**Data for processing**.
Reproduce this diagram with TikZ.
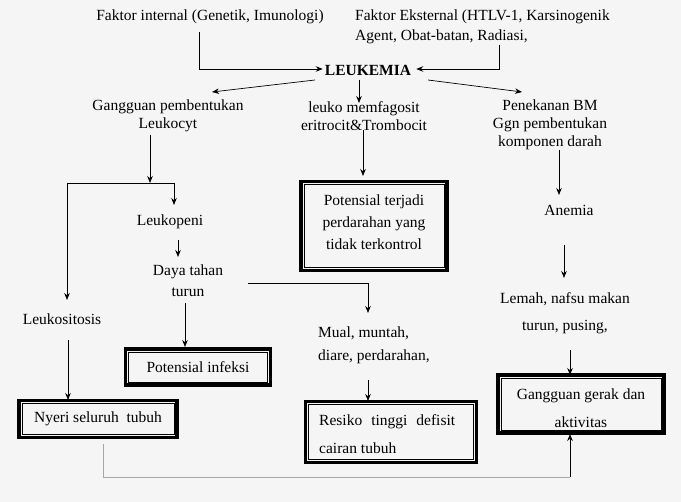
\documentclass[tikz,border=0pt]{standalone}
\usepackage{fontspec}
\setmainfont{Liberation Serif}
\usetikzlibrary{arrows.meta}
\begin{document}
\begin{tikzpicture}[x=1pt,y=-1pt,
  every node/.style={font=\fontsize{15.5}{18}\selectfont, inner sep=0pt},
  lbl/.style={align=center},
  arr/.style={-{Stealth[length=7pt,width=5.5pt]}, line width=0.7pt},
  ln/.style={line width=0.7pt},
  dbox/.style={draw, line width=3.2pt},
  inbox/.style={draw, line width=0.6pt}]
\fill[white!96!black] (0,0) rectangle (681,502);
\useasboundingbox (0,0) rectangle (681,502);
% boxes
\node[dbox, minimum width=146, minimum height=89] (B1) at (374,226) {};
\node[lbl] (B1t) at (374,222) {Potensial terjadi\\[4pt]perdarahan yang\\[4pt]tidak terkontrol};
\node[dbox, minimum width=145, minimum height=36] (B2) at (198,367) {};
\node (B2t) at (198,367) {Potensial infeksi};
\node[dbox, minimum width=158, minimum height=37] (B3) at (98,419) {};
\node (B3t) at (98,419) {Nyeri seluruh\ \ tubuh};
\node[dbox, minimum width=171, minimum height=61] (B4) at (391,432) {};
\node[align=left,anchor=west] (B4t) at (319,434) {Resiko\hspace{9pt}tinggi\hspace{9pt}defisit\\[10pt]cairan tubuh};
\node[dbox, minimum width=166, minimum height=58] (B5) at (581,404) {};
\node[lbl] (B5t) at (581,408) {Gangguan gerak dan\\[10pt]aktivitas};
\foreach \b in {B1,B2,B3,B4,B5}
  \draw[inbox] ([shift={(4.5,-4.5)}]\b.south west) rectangle ([shift={(-4.5,4.5)}]\b.north east);
% text
\node (fi) at (210,17) {Faktor internal (Genetik, Imunologi)};
\node[align=left,anchor=west] (fe) at (355,27) {Faktor Eksternal (HTLV-1, Karsinogenik\\[2pt]Agent, Obat-batan, Radiasi,};
\node[font=\fontsize{15.5}{18}\selectfont\bfseries] (leu) at (368,70) {LEUKEMIA};
\node[lbl] (gp) at (168,116) {Gangguan pembentukan\\Leukocyt};
\node[lbl] (lm) at (364,116) {leuko memfagosit\\eritrocit\&Trombocit};
\node[lbl] (pb) at (550,125) {Penekanan BM\\Ggn pembentukan\\komponen darah};
\node (lp) at (170,222) {Leukopeni};
\node[lbl] (dt) at (188,281) {Daya tahan\\[3pt]turun};
\node (an) at (569,210) {Anemia};
\node[lbl] (le) at (565,313) {Lemah, nafsu makan\\[9pt]turun, pusing,};
\node (lk) at (62,319) {Leukositosis};
\node[align=left,anchor=west] (mu) at (318,345) {Mual, muntah,\\[5pt]diare, perdarahan,};
% connectors
\coordinate (c1) at (199,32); \coordinate (c2) at (199,69);
\draw[arr] (c1) -- (c2) -- ([xshift=-2]leu.west |- c2);
\coordinate (c3) at (499,45); \coordinate (c4) at (499,69);
\draw[arr] (c3) -- (c4) -- ([xshift=5]leu.east |- c4);
\draw[arr] (315,80) -- (212,92);
\draw[arr] (359,80) -- (359,103);
\draw[arr] (428,80) -- (522,92);
\coordinate (j0) at (150,135); \coordinate (j1) at (150,183);
\coordinate (jl) at (67,183); \coordinate (jr) at (174,183);
\draw[arr] (j0) -- (j1);
\draw[ln] (jl) -- (jr);
\draw[arr] (jr) -- (174,205);
\draw[arr] (jl) -- (67,300);
\draw[arr] (178,240) -- (178,257);
\draw[arr] (363,130) -- (363,176);
\draw[arr] (559,150) -- (559,195);
\draw[arr] (564,245) -- (564,278);
\draw[arr] (570,350) -- (570,375);
\draw[arr] (68,340) -- (68,400);
\draw[arr] (185,303) -- (185,347);
\coordinate (d1) at (248,283); \coordinate (d2) at (368,283);
\draw[ln] (d1) -- (d2); \draw[arr] (d2) -- (368,313);
\draw[arr] (368,380) -- (368,401);
\coordinate (g1) at (103,444); \coordinate (g2) at (103,477); \coordinate (g3) at (570,477);
\draw[ln, gray!70] (g1) -- (g2) -- (g3);
\draw[arr] (g3) -- (570,434);
\end{tikzpicture}
\end{document}
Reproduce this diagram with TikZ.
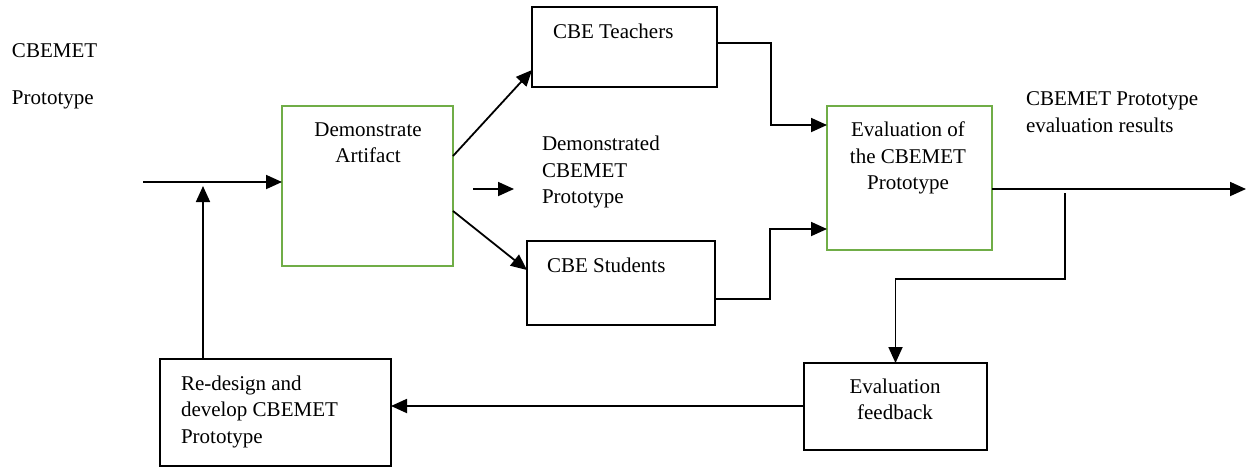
\documentclass[tikz,border=0pt]{standalone}
\usepackage{fontspec}
\setmainfont{LiberationSerif-Regular.ttf}
\usetikzlibrary{arrows.meta}
\definecolor{boxgreen}{RGB}{112,173,71}
\begin{document}
\begin{tikzpicture}[x=1pt,y=-1pt,
  every node/.style={inner sep=0pt,outer sep=0pt},
  txt/.style={font=\fontsize{21}{26.5}\selectfont},
  gbox/.style={draw=boxgreen,line width=2.2pt},
  kbox/.style={draw=black,line width=2pt},
  arr/.style={line width=1.8pt,-{Triangle[length=16pt,width=14pt]}}]
\useasboundingbox (0,0) rectangle (1250,467);
% boxes
\node[gbox,minimum width=171pt,minimum height=160pt] (demo) at (367.5,186) {};
\node[kbox,minimum width=185pt,minimum height=80pt] (teach) at (624.5,47) {};
\node[kbox,minimum width=188pt,minimum height=84pt] (stud) at (621,283) {};
\node[gbox,minimum width=165pt,minimum height=144pt] (eval) at (909.5,178) {};
\node[kbox,minimum width=183pt,minimum height=87pt] (fb) at (895.5,406.5) {};
\node[kbox,minimum width=231pt,minimum height=107pt] (redesign) at (275.5,412) {};
% texts
\node[txt,anchor=base west] (t1) at (12,57) {CBEMET};
\node[txt,anchor=base west] (t2) at (12,104) {Prototype};
\node[txt,anchor=north,align=center] (tdemo) at (368,122.5) {Demonstrate\\Artifact};
\node[txt,anchor=base west] (tteach) at (553,38) {CBE Teachers};
\node[txt,anchor=north west,align=left] (tdp) at (542,136) {Demonstrated\\CBEMET\\Prototype};
\node[txt,anchor=base west] (tstud) at (547,272.7) {CBE Students};
\node[txt,anchor=north,align=center] (teval) at (908,122) {Evaluation of\\the CBEMET\\Prototype};
\node[txt,anchor=north west,align=left] (tres) at (1026,92) {CBEMET Prototype\\evaluation results};
\node[txt,anchor=north,align=center] (tfb) at (895,378.5) {Evaluation\\feedback};
\node[txt,anchor=north west,align=left] (tred) at (181,375.5) {Re-design and\\develop CBEMET\\Prototype};
% connectors
\coordinate (in) at (143,182);
\draw[arr] (in) -- (in -| demo.west);
\coordinate (up) at (203,186);
\draw[arr] (up |- redesign.north) -- (up);
\draw[arr] (demo.east |- 0,156) -- (teach.west |- 0,70);
\draw[arr] (demo.east |- 0,211) -- (stud.west |- 0,270);
\coordinate (s1) at (473,189);
\coordinate (s2) at (514,189);
\draw[arr] (s1) -- (s2);
\draw[arr] (teach.east |- 0,43) -| (771,125) -- (eval.west |- 0,125);
\draw[arr] (stud.east |- 0,299) -| (770,229) -- (eval.west |- 0,229);
\coordinate (out) at (1246,189);
\draw[arr] (eval.east |- out) -- (out);
\coordinate (split) at (1065,193);
\draw[arr] (split) |- (fb.north |- 0,279) -- (fb.north);
\draw[arr] (fb.west |- 0,406) -- (redesign.east |- 0,406);
\end{tikzpicture}
\end{document}
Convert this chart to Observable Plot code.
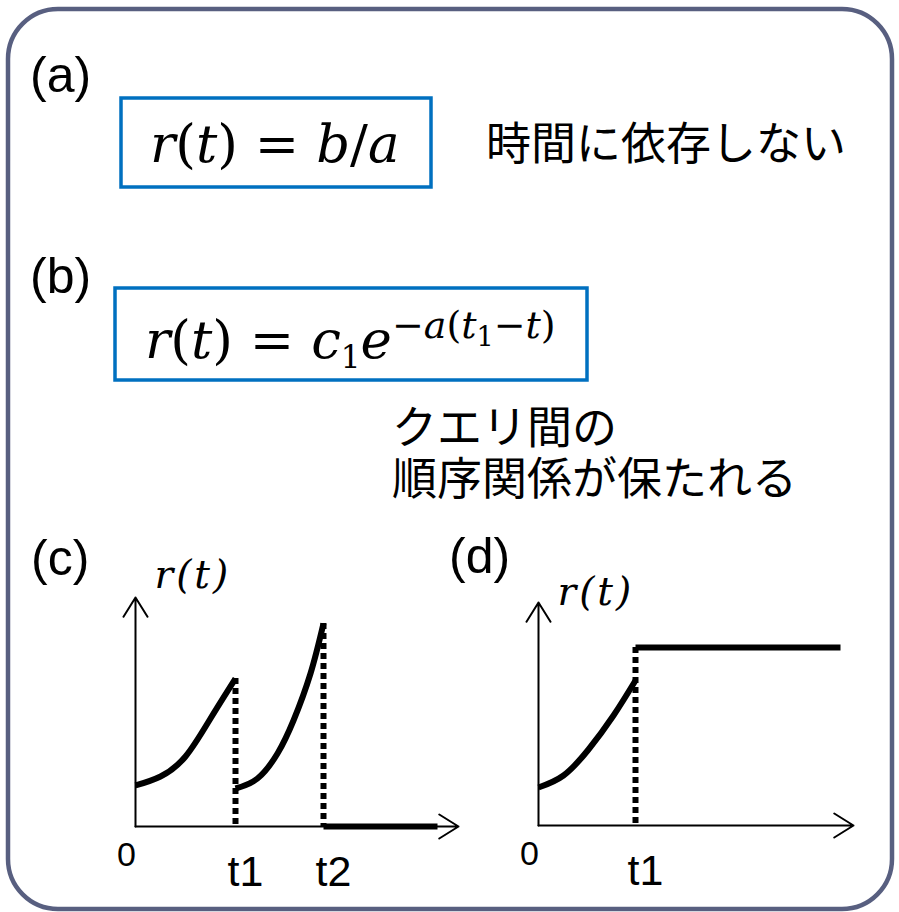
<!DOCTYPE html>
<html>
<head>
<meta charset="utf-8">
<script src="https://cdn.jsdelivr.net/npm/d3@7"></script>
<script src="https://cdn.jsdelivr.net/npm/@observablehq/plot@0.6"></script>
<style>
  body { margin: 0; background: #fff; }
  #page { position: relative; width: 899px; height: 912px; overflow: hidden; background: #fff; }
  #page > .chart { position: absolute; }
  #overlay { position: absolute; left: 0; top: 0; pointer-events: none; }
  .chart g[font-style="italic"] text { letter-spacing: 3px; }
  .note { position: absolute; font-family: "Noto Sans CJK JP", sans-serif; font-size: 45px; line-height: 51px; white-space: pre-line; color: #000; margin: 0; }
</style>
</head>
<body>
<div id="page"></div>
<script>
// ---- content ----
const panelLabels = ["(a)", "(b)", "(c)", "(d)"];
const noteA = "時間に依存しない";
const noteB = ["クエリ間の", "順序関係が保たれる"];
const axisLabel = "r(t)";

// (c): score grows until each query time, resets at t1, and falls to 0 after t2
const tickLabelsC = ["0", "t1", "t2"];
const tickTimesC = [0, 1.0, 1.88];
const cRiseToT1 = [[0, 0.41], [0.25, 0.5], [0.5, 0.7], [0.75, 1.08], [1.0, 1.48]];
const cRiseToT2 = [[1.0, 0.38], [1.22, 0.48], [1.42, 0.73], [1.58, 1.06], [1.75, 1.53], [1.88, 2.03]];
const cAfterT2 = [[1.88, 0], [3.02, 0]];
const cExtent = [3.23, 2.29];

// (d): score grows until t1, then stays at a fixed level
const tickLabelsD = ["0", "t1"];
const tickTimesD = [0, 0.97];
const dRiseToT1 = [[0, 0.38], [0.25, 0.5], [0.5, 0.76], [0.75, 1.1], [0.97, 1.45]];
const dAfterT1 = [[0.97, 1.78], [3.02, 1.78]];
const dExtent = [3.15, 2.23];

// ---- small time-course charts ----
function timeCourse({rises, after, drops, extent, labels, times, labelDy, width, height, margins}) {
  const [xMax, yMax] = extent;
  const axes = [{x1: 0, y1: 0, x2: xMax, y2: 0}, {x1: 0, y1: 0, x2: 0, y2: yMax}];
  const curve = rises.flatMap((seg, k) => seg.map(([t, r]) => ({t, r, k})));
  const hold = after.map(([t, r]) => ({t, r}));
  const dropRows = drops.map(([t, r]) => ({t, r}));
  const ticks = labels.map((label, i) => ({label, t: times[i]}));
  const sans = "Liberation Sans, Arial, sans-serif";
  return Plot.plot({
    width, height, ...margins,
    x: {domain: [0, xMax], axis: null},
    y: {domain: [0, yMax], axis: null},
    style: {background: "transparent", overflow: "visible"},
    marks: [
      Plot.arrow(axes, {x1: "x1", y1: "y1", x2: "x2", y2: "y2", stroke: "#000", strokeWidth: 2, headLength: 17, headAngle: 64}),
      Plot.ruleX(dropRows, {x: "t", y1: "r", y2: 0, stroke: "#000", strokeWidth: 6, strokeDasharray: "6,4"}),
      Plot.line(curve, {x: "t", y: "r", z: "k", curve: "natural", stroke: "#000", strokeWidth: 6, strokeLinecap: "butt"}),
      Plot.line(hold, {x: "t", y: "r", stroke: "#000", strokeWidth: 6, strokeLinecap: "butt"}),
      Plot.text(ticks.filter((d) => d.t === 0), {x: "t", y: 0, text: "label", dx: -9, dy: 39, lineAnchor: "bottom", fontSize: 34, fontFamily: sans, fill: "#000"}),
      Plot.text(ticks.filter((d) => d.t !== 0), {x: "t", y: 0, text: "label", dx: 10, dy: 59, lineAnchor: "bottom", fontSize: 43, fontFamily: sans, fill: "#000"}),
      Plot.text([axisLabel], {x: 0, y: yMax, text: (d) => d, dx: 19, dy: labelDy, textAnchor: "start", lineAnchor: "bottom", fontSize: 39, fontFamily: "DejaVu Serif, serif", fontStyle: "italic", fill: "#000"})
    ]
  });
}

const page = document.getElementById("page");

const chartC = timeCourse({
  rises: [cRiseToT1, cRiseToT2], after: cAfterT2,
  drops: [cRiseToT1[cRiseToT1.length - 1], cRiseToT2[cRiseToT2.length - 1]],
  extent: cExtent, labels: tickLabelsC, times: tickTimesC, labelDy: -10,
  width: 380, height: 360, margins: {marginLeft: 35, marginRight: 22, marginTop: 57, marginBottom: 74}
});
chartC.classList.add("chart");
chartC.style.left = "100px"; chartC.style.top = "540px";
page.appendChild(chartC);

const chartD = timeCourse({
  rises: [dRiseToT1], after: dAfterT1,
  drops: [dAfterT1[0]],
  extent: dExtent, labels: tickLabelsD, times: tickTimesD, labelDy: 2,
  width: 400, height: 360, margins: {marginLeft: 58, marginRight: 27, marginTop: 62, marginBottom: 75}
});
chartD.classList.add("chart");
chartD.style.left = "480px"; chartD.style.top = "540px";
page.appendChild(chartD);

// ---- frame, panel tags, formulas and notes ----
const svg = d3.select(page).append("svg")
  .attr("id", "overlay").attr("width", 899).attr("height", 912);

svg.append("rect").attr("x", 8).attr("y", 9).attr("width", 884).attr("height", 900).attr("rx", 50)
  .attr("fill", "none").attr("stroke", "#585f80").attr("stroke-width", 4.5);

const tagPos = [[30, 92], [30, 293], [31, 575], [449, 573]];
panelLabels.forEach((s, i) => {
  svg.append("text").attr("x", tagPos[i][0]).attr("y", tagPos[i][1])
    .attr("font-family", "Liberation Sans, Arial, sans-serif").attr("font-size", 50).text(s);
});

svg.append("rect").attr("x", 121).attr("y", 98).attr("width", 310).attr("height", 89)
  .attr("fill", "none").attr("stroke", "#0070c0").attr("stroke-width", 3.5);
svg.append("rect").attr("x", 115).attr("y", 288).attr("width", 472).attr("height", 92)
  .attr("fill", "none").attr("stroke", "#0070c0").attr("stroke-width", 3.5);

function mathText(x, y, size, parts) {
  const t = svg.append("text").attr("x", x).attr("y", y)
    .attr("font-family", "DejaVu Serif, serif").attr("font-size", size).style("white-space", "pre");
  for (const p of parts) {
    const s = t.append("tspan").text(p.s);
    if (p.i) s.attr("font-style", "italic");
    if (p.size) s.attr("font-size", p.size);
    if (p.dy) s.attr("dy", p.dy);
  }
  return t;
}

mathText(150, 162, 53, [
  {s: "r", i: 1}, {s: "("}, {s: "t", i: 1}, {s: ") = "}, {s: "b", i: 1}, {s: "/"}, {s: "a", i: 1}
]);

mathText(145, 358, 53, [
  {s: "r", i: 1}, {s: "("}, {s: "t", i: 1}, {s: ") = "}, {s: "c", i: 1},
  {s: "1", size: 31, dy: 10}, {s: "e", i: 1, size: 53, dy: -10},
  {s: "−", size: 38, dy: -20}, {s: "a", i: 1, size: 38}, {s: "(", size: 38}, {s: "t", i: 1, size: 38},
  {s: "1", size: 27, dy: 8}, {s: "−", size: 38, dy: -8}, {s: "t", i: 1, size: 38}, {s: ")", size: 38}
]);

svg.append("text").attr("x", 486).attr("y", 160)
  .attr("font-family", "Noto Sans CJK JP, sans-serif").attr("font-size", 45).text(noteA);

// two-line note under formula (b)
const note = document.createElement("div");
note.className = "note";
note.style.left = "392px";
note.style.top = "399px";
note.textContent = noteB.join("\n");
page.appendChild(note);
</script>
</body>
</html>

**What you have to do**. Please quote only the span of lines whose first line contains "Convert this chart to Observable Plot code." and whose last line contains "const dExtent = [3.15, 2.23];", leaving every picture out.

**Complete response**.
Convert this chart to Observable Plot code.
<!DOCTYPE html>
<html>
<head>
<meta charset="utf-8">
<script src="https://cdn.jsdelivr.net/npm/d3@7"></script>
<script src="https://cdn.jsdelivr.net/npm/@observablehq/plot@0.6"></script>
<style>
  body { margin: 0; background: #fff; }
  #page { position: relative; width: 899px; height: 912px; overflow: hidden; background: #fff; }
  #page > .chart { position: absolute; }
  #overlay { position: absolute; left: 0; top: 0; pointer-events: none; }
  .chart g[font-style="italic"] text { letter-spacing: 3px; }
  .note { position: absolute; font-family: "Noto Sans CJK JP", sans-serif; font-size: 45px; line-height: 51px; white-space: pre-line; color: #000; margin: 0; }
</style>
</head>
<body>
<div id="page"></div>
<script>
// ---- content ----
const panelLabels = ["(a)", "(b)", "(c)", "(d)"];
const noteA = "時間に依存しない";
const noteB = ["クエリ間の", "順序関係が保たれる"];
const axisLabel = "r(t)";

// (c): score grows until each query time, resets at t1, and falls to 0 after t2
const tickLabelsC = ["0", "t1", "t2"];
const tickTimesC = [0, 1.0, 1.88];
const cRiseToT1 = [[0, 0.41], [0.25, 0.5], [0.5, 0.7], [0.75, 1.08], [1.0, 1.48]];
const cRiseToT2 = [[1.0, 0.38], [1.22, 0.48], [1.42, 0.73], [1.58, 1.06], [1.75, 1.53], [1.88, 2.03]];
const cAfterT2 = [[1.88, 0], [3.02, 0]];
const cExtent = [3.23, 2.29];

// (d): score grows until t1, then stays at a fixed level
const tickLabelsD = ["0", "t1"];
const tickTimesD = [0, 0.97];
const dRiseToT1 = [[0, 0.38], [0.25, 0.5], [0.5, 0.76], [0.75, 1.1], [0.97, 1.45]];
const dAfterT1 = [[0.97, 1.78], [3.02, 1.78]];
const dExtent = [3.15, 2.23];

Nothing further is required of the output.